Question

One ounce of Solution $$X$$ contains only ingredients $$a$$ and $$b$$ in a ratio of $$2: 3,$$ One ounce of Solution $$Y$$ contains only ingredients $$a$$ and $$b$$ in a ratio of $$1: 2 .$$ If Solution $$Z$$ is created by mixing solutions $$X$$ and $$Y$$ in a ratio of $$3: 11,$$ then 630 ounces of Solution $$Z$$ contains how many ounces of $$a ?$$$$\begin{array}{l} a. 68 \\ b. 73 \\ c. 89 \\ d. 219 \\ e. 236 \end{array}$$

Answer

**step1** Understanding the composition of Solution X

Solution X contains ingredients 'a' and 'b' in a ratio of 2:3. This means for every 2 parts of 'a', there are 3 parts of 'b'. The total number of parts in Solution X is 2 + 3 = 5 parts.
To find the fraction of ingredient 'a' in Solution X, we divide the parts of 'a' by the total parts:
Fraction of 'a' in Solution X = $$\frac{2}{5}$$

**step2** Understanding the composition of Solution Y

Solution Y contains ingredients 'a' and 'b' in a ratio of 1:2. This means for every 1 part of 'a', there are 2 parts of 'b'. The total number of parts in Solution Y is 1 + 2 = 3 parts.
To find the fraction of ingredient 'a' in Solution Y, we divide the parts of 'a' by the total parts:
Fraction of 'a' in Solution Y = $$\frac{1}{3}$$

**step3** Determining the amounts of Solution X and Solution Y in Solution Z

Solution Z is created by mixing Solution X and Solution Y in a ratio of 3:11. This means for every 3 parts of Solution X, there are 11 parts of Solution Y. The total number of parts for mixing is 3 + 11 = 14 parts.
We have a total of 630 ounces of Solution Z.
To find the amount of Solution X in 630 ounces of Solution Z, we use the ratio:
Amount of Solution X = $$\frac{3}{14} \times 630$$ ounces
We can simplify by dividing 630 by 14:
$$630 \div 14 = 45$$
So, Amount of Solution X = $$3 \times 45 = 135$$ ounces.
To find the amount of Solution Y in 630 ounces of Solution Z, we use the ratio:
Amount of Solution Y = $$\frac{11}{14} \times 630$$ ounces
Amount of Solution Y = $$11 \times 45 = 495$$ ounces.
(We can check that $$135 + 495 = 630$$ ounces, which is the total amount of Solution Z.)

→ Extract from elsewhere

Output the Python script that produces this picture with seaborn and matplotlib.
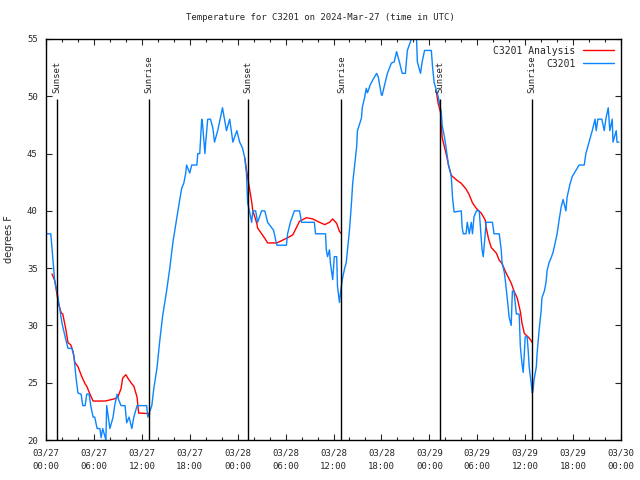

**step4** Calculating the amount of ingredient 'a' from Solution X

From Step 1, we know that the fraction of ingredient 'a' in Solution X is $$\frac{2}{5}$$.
We have 135 ounces of Solution X.
Amount of 'a' from Solution X = $$\frac{2}{5} \times 135$$ ounces
To calculate this, we can divide 135 by 5 first:
$$135 \div 5 = 27$$
Then multiply by 2:
Amount of 'a' from Solution X = $$2 \times 27 = 54$$ ounces.

**step5** Calculating the amount of ingredient 'a' from Solution Y

From Step 2, we know that the fraction of ingredient 'a' in Solution Y is $$\frac{1}{3}$$.
We have 495 ounces of Solution Y.
Amount of 'a' from Solution Y = $$\frac{1}{3} \times 495$$ ounces
To calculate this, we divide 495 by 3:
Amount of 'a' from Solution Y = $$495 \div 3 = 165$$ ounces.

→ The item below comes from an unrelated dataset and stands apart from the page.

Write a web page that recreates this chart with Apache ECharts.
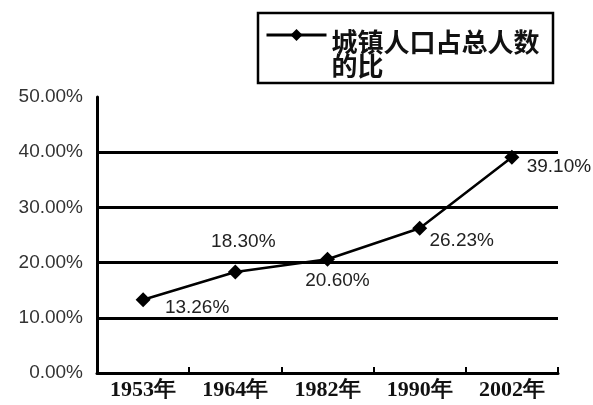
<!DOCTYPE html>
<html>
<head>
<meta charset="utf-8">
<script src="https://cdn.jsdelivr.net/npm/echarts@6/dist/echarts.min.js"></script>
<style>
  html, body { margin: 0; padding: 0; background: #fff; }
  #chart { width: 593px; height: 405px; }
</style>
</head>
<body>
<div id="chart"></div>
<script>
// Share of urban population in the total, by census year
const years = ['1953年', '1964年', '1982年', '1990年', '2002年'];
const urbanShare = [13.26, 18.30, 20.60, 26.23, 39.10];
const seriesName = '城镇人口占总人数的比';
const yTicks = [0, 10, 20, 30, 40, 50];

// Per-point label placement (offset from the marker centre)
const labelOffsets = [[54, 8], [8, -30], [10, 21], [42, 13], [47, 10]];

const chart = echarts.init(document.getElementById('chart'));

chart.setOption({
  backgroundColor: '#fff',
  animation: false,
  grid: { left: 97, right: 35, top: 97, bottom: 32, containLabel: false },
  legend: {
    data: [seriesName],
    left: 265,
    top: 6,
    padding: 0,
    itemWidth: 60,
    itemHeight: 15,
    itemGap: 5,
    lineStyle: { width: 3, color: '#000' },
    // spacer line first so the icon sits level with the first text line
    formatter: function () { return '{s| }\n{t|城镇人口占总人数}\n{t|的比}'; },
    textStyle: {
      color: '#111',
      rich: {
        s: { fontSize: 10, lineHeight: 38 },
        t: {
          fontFamily: 'Noto Sans CJK SC',
          fontWeight: 'bold',
          fontSize: 26,
          lineHeight: 24,
          color: '#111'
        }
      }
    }
  },
  graphic: [{
    type: 'rect',
    shape: { x: 258, y: 13, width: 295, height: 70 },
    style: { fill: 'none', stroke: '#000', lineWidth: 2.5 },
    silent: true
  }],
  xAxis: {
    type: 'category',
    data: years,
    boundaryGap: true,
    axisLine: { lineStyle: { color: '#000', width: 3 } },
    axisTick: { show: true, inside: true, length: 6, lineStyle: { color: '#000', width: 2 } },
    axisLabel: {
      margin: 6,
      fontFamily: 'Liberation Serif',
      fontWeight: 'bold',
      fontSize: 22,
      color: '#111'
    }
  },
  yAxis: {
    type: 'value',
    min: yTicks[0],
    max: yTicks[yTicks.length - 1],
    interval: 10,
    axisLine: { show: true, lineStyle: { color: '#000', width: 3 } },
    axisTick: { show: false },
    axisLabel: {
      margin: 14,
      fontFamily: 'Liberation Sans',
      fontSize: 19,
      color: '#333',
      formatter: function (v) { return v.toFixed(2) + '%'; }
    },
    splitLine: {
      show: true,
      lineStyle: { color: ['#000', '#000', '#000', '#000', '#000', 'rgba(0,0,0,0)'], width: 3 }
    }
  },
  series: [{
    name: seriesName,
    type: 'line',
    data: urbanShare.map(function (v, i) {
      return {
        value: v,
        label: { offset: labelOffsets[i] }
      };
    }),
    symbol: 'diamond',
    symbolSize: 15,
    itemStyle: { color: '#000' },
    lineStyle: { color: '#000', width: 2.5 },
    label: {
      show: true,
      position: 'inside',
      align: 'center',
      verticalAlign: 'middle',
      fontFamily: 'Liberation Sans',
      fontSize: 19,
      color: '#222',
      formatter: function (p) { return p.value.toFixed(2) + '%'; }
    },
    z: 5
  }]
});
</script>
</body>
</html>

**step6** Calculating the total amount of ingredient 'a' in Solution Z

The total amount of ingredient 'a' in 630 ounces of Solution Z is the sum of the amount of 'a' from Solution X and the amount of 'a' from Solution Y.
Total amount of 'a' = (Amount of 'a' from Solution X) + (Amount of 'a' from Solution Y)
Total amount of 'a' = $$54 + 165 = 219$$ ounces.